Figure scripts:
>>>
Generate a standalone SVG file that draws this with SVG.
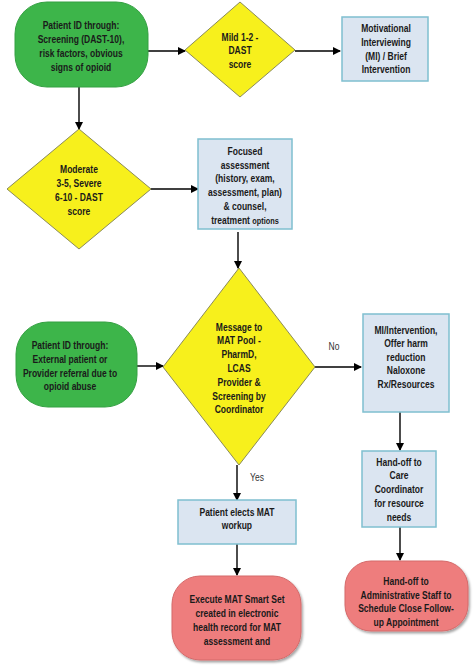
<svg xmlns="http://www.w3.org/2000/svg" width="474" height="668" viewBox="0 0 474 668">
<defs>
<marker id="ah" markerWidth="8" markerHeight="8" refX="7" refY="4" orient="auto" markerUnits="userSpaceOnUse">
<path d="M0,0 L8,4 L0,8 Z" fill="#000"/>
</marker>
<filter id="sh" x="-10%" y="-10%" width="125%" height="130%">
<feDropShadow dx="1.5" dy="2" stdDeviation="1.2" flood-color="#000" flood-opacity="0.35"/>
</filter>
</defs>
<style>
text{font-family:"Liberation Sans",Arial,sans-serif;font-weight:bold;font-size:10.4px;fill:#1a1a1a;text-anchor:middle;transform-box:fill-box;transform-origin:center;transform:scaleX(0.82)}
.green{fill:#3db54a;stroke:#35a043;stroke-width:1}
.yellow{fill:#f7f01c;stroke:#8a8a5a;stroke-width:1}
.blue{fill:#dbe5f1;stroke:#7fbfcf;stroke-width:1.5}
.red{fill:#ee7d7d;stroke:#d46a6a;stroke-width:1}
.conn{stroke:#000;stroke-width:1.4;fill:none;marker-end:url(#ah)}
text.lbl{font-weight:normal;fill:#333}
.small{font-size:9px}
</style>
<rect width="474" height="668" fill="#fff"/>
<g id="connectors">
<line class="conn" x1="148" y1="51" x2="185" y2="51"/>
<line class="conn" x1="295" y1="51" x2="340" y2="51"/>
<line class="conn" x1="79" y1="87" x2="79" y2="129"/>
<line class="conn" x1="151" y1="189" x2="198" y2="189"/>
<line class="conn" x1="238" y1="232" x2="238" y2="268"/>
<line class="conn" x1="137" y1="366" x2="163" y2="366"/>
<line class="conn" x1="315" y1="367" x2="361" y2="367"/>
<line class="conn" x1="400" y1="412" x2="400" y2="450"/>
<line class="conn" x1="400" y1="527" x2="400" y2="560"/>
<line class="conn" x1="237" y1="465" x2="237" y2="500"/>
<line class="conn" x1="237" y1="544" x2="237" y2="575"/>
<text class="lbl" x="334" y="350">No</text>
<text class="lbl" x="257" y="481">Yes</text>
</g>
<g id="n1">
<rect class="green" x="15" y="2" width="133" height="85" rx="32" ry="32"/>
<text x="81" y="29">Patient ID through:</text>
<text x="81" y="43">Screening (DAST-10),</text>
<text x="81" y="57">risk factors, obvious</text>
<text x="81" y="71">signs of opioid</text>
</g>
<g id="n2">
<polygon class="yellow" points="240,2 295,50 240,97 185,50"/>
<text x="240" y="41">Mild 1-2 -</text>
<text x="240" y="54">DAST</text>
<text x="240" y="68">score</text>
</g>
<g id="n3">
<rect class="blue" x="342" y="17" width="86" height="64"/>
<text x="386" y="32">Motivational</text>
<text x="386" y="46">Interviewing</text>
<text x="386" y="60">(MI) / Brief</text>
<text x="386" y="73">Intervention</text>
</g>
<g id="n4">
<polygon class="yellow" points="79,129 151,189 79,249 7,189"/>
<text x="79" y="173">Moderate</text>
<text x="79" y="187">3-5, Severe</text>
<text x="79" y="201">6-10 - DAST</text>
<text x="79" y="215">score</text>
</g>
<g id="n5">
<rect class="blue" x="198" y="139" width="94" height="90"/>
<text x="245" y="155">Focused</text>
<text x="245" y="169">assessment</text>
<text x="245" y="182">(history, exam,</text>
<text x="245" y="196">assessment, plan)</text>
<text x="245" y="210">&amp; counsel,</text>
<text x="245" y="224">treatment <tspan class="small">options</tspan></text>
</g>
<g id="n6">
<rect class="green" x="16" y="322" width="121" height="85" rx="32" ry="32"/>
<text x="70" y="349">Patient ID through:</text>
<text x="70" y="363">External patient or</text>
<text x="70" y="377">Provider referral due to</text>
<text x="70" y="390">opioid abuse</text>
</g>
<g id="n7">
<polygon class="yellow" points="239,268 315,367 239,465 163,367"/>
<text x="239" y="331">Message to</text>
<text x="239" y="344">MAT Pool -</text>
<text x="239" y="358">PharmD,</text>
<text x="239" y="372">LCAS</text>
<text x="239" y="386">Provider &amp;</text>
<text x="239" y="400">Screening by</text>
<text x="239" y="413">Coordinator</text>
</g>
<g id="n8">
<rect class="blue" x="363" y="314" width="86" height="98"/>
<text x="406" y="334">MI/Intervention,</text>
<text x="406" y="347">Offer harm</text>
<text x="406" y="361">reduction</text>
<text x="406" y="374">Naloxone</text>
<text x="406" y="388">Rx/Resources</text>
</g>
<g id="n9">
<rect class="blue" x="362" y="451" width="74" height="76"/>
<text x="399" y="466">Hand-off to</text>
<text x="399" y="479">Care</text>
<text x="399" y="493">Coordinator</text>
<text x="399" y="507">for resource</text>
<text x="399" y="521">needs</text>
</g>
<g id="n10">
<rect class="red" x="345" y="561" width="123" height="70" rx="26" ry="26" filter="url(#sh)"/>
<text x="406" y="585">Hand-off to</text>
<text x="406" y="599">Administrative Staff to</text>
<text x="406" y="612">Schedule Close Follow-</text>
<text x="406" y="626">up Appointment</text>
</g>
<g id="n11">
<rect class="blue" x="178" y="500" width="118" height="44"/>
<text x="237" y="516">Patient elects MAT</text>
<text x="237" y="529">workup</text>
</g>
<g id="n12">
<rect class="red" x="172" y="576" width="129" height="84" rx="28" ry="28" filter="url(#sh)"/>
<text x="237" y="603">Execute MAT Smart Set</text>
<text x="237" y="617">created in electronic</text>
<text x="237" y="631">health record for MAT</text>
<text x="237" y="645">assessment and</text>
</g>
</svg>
<<<
>>>
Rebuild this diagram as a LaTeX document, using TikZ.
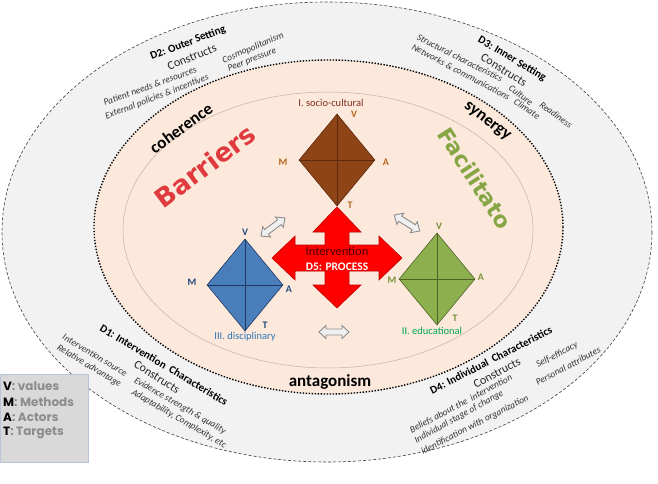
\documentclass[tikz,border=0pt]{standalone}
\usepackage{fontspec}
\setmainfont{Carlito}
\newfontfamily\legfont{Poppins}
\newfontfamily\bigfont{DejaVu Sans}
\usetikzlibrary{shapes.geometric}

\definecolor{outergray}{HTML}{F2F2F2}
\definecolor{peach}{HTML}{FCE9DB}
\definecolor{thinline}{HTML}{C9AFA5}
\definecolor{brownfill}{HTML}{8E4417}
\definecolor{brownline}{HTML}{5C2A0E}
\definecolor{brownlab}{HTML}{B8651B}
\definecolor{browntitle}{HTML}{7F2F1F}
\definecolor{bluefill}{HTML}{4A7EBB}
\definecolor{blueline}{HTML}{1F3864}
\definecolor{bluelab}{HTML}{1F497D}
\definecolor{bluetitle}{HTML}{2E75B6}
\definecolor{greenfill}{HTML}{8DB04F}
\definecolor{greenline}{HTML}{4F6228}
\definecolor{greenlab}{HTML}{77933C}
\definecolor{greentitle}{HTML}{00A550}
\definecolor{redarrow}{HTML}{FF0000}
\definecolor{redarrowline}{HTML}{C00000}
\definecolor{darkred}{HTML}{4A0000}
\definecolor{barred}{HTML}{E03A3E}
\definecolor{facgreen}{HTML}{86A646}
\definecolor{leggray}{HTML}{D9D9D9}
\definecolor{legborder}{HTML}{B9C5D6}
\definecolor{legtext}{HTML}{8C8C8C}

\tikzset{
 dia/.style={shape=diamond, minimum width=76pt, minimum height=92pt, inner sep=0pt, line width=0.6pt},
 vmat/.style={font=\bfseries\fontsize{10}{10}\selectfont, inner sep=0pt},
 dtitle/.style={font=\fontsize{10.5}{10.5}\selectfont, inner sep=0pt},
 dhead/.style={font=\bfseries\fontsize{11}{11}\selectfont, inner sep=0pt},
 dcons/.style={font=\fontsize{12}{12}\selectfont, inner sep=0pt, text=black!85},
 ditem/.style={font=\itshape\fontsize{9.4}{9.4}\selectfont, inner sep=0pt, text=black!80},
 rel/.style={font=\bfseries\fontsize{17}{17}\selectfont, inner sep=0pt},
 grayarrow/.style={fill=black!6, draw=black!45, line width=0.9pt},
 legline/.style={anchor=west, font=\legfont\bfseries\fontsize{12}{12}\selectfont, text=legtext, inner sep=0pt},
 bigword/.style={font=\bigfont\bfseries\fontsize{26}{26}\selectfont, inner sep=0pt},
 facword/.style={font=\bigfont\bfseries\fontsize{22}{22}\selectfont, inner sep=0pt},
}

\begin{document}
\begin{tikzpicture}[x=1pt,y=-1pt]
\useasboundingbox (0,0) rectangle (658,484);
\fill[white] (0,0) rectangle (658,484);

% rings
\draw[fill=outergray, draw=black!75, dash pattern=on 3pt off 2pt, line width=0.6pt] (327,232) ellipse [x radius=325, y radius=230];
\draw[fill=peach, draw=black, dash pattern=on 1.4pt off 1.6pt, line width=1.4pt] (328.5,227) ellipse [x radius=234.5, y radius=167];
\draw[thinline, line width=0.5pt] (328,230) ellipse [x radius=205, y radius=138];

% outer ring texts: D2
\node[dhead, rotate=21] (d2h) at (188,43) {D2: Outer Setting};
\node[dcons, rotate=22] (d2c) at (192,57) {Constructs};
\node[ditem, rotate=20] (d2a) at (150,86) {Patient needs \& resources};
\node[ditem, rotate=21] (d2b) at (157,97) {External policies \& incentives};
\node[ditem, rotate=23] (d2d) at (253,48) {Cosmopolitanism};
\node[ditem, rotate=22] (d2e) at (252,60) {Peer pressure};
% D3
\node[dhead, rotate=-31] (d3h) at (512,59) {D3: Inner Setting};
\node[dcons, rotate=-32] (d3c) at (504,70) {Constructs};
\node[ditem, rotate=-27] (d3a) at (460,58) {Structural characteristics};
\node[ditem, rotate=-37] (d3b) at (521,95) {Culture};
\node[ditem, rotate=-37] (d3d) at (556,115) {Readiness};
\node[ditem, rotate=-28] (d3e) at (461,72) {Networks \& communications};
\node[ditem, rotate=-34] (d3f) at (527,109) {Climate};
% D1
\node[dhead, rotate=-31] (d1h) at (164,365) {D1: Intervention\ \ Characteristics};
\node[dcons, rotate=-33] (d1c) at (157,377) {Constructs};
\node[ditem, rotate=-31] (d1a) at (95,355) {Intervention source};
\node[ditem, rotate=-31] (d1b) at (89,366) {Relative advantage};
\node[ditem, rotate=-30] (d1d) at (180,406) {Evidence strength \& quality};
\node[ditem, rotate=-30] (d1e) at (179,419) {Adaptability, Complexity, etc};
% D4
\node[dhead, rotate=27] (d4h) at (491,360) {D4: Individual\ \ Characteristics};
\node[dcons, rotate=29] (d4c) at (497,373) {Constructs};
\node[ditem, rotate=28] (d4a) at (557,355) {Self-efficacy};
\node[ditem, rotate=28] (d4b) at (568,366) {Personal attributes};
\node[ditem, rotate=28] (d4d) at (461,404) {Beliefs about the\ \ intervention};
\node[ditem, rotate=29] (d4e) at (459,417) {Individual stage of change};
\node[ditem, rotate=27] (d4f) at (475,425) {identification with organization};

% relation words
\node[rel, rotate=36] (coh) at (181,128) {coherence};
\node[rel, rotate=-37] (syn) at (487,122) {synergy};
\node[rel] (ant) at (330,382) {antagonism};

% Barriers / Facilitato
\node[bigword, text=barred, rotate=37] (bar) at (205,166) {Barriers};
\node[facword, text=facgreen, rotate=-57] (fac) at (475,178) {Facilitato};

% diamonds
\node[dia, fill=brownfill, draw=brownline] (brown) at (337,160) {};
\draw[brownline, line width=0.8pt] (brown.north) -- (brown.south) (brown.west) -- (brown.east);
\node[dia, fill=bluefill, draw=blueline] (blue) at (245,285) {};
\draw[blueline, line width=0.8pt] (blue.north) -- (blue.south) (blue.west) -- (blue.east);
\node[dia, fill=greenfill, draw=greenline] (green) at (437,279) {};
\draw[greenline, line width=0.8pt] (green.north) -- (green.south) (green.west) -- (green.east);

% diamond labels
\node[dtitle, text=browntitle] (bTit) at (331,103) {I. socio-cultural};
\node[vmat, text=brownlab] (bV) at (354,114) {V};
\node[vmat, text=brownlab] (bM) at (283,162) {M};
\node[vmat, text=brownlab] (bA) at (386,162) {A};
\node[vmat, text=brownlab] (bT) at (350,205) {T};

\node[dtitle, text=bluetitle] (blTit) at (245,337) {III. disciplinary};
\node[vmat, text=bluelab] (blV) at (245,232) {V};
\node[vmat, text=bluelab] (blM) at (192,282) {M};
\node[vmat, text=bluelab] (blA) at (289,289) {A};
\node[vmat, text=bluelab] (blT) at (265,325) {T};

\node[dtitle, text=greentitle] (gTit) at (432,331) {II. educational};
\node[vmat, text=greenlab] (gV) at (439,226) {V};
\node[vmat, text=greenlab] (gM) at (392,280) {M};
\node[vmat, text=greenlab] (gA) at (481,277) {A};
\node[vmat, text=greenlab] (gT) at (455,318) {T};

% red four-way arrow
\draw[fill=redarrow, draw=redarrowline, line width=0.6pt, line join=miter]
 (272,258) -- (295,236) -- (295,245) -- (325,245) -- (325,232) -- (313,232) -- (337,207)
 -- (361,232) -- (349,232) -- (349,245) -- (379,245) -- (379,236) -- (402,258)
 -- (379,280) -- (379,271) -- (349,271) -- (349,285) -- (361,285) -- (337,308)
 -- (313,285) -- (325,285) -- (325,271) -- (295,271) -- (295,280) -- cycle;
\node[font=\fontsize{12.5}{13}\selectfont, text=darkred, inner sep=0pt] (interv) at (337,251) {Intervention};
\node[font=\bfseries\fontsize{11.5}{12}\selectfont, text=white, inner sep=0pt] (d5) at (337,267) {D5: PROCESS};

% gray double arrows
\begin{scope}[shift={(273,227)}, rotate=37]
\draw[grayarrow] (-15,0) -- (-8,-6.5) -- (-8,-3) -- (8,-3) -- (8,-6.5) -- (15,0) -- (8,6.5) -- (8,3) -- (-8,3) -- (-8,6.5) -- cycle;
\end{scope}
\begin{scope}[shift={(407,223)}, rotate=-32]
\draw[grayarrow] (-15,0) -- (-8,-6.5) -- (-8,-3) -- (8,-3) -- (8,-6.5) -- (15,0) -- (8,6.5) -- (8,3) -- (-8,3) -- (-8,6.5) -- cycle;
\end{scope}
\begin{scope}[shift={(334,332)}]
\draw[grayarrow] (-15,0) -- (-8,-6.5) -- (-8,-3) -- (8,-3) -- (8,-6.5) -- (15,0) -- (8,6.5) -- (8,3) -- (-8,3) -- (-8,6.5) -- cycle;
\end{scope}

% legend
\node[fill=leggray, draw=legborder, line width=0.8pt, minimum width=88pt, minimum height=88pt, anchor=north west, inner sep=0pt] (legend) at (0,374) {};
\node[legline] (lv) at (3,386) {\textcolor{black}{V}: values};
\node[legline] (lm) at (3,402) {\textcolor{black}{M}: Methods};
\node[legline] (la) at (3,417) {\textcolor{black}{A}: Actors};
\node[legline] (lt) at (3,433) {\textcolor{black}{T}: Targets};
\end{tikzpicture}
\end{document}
<<<
● **Given problem**:
Show every line in the entries where the string "with" occurs.

● **Solved exercise**:
Generate a standalone SVG file that draws this with SVG.
\node[ditem, rotate=27] (d4f) at (475,425) {identification with organization};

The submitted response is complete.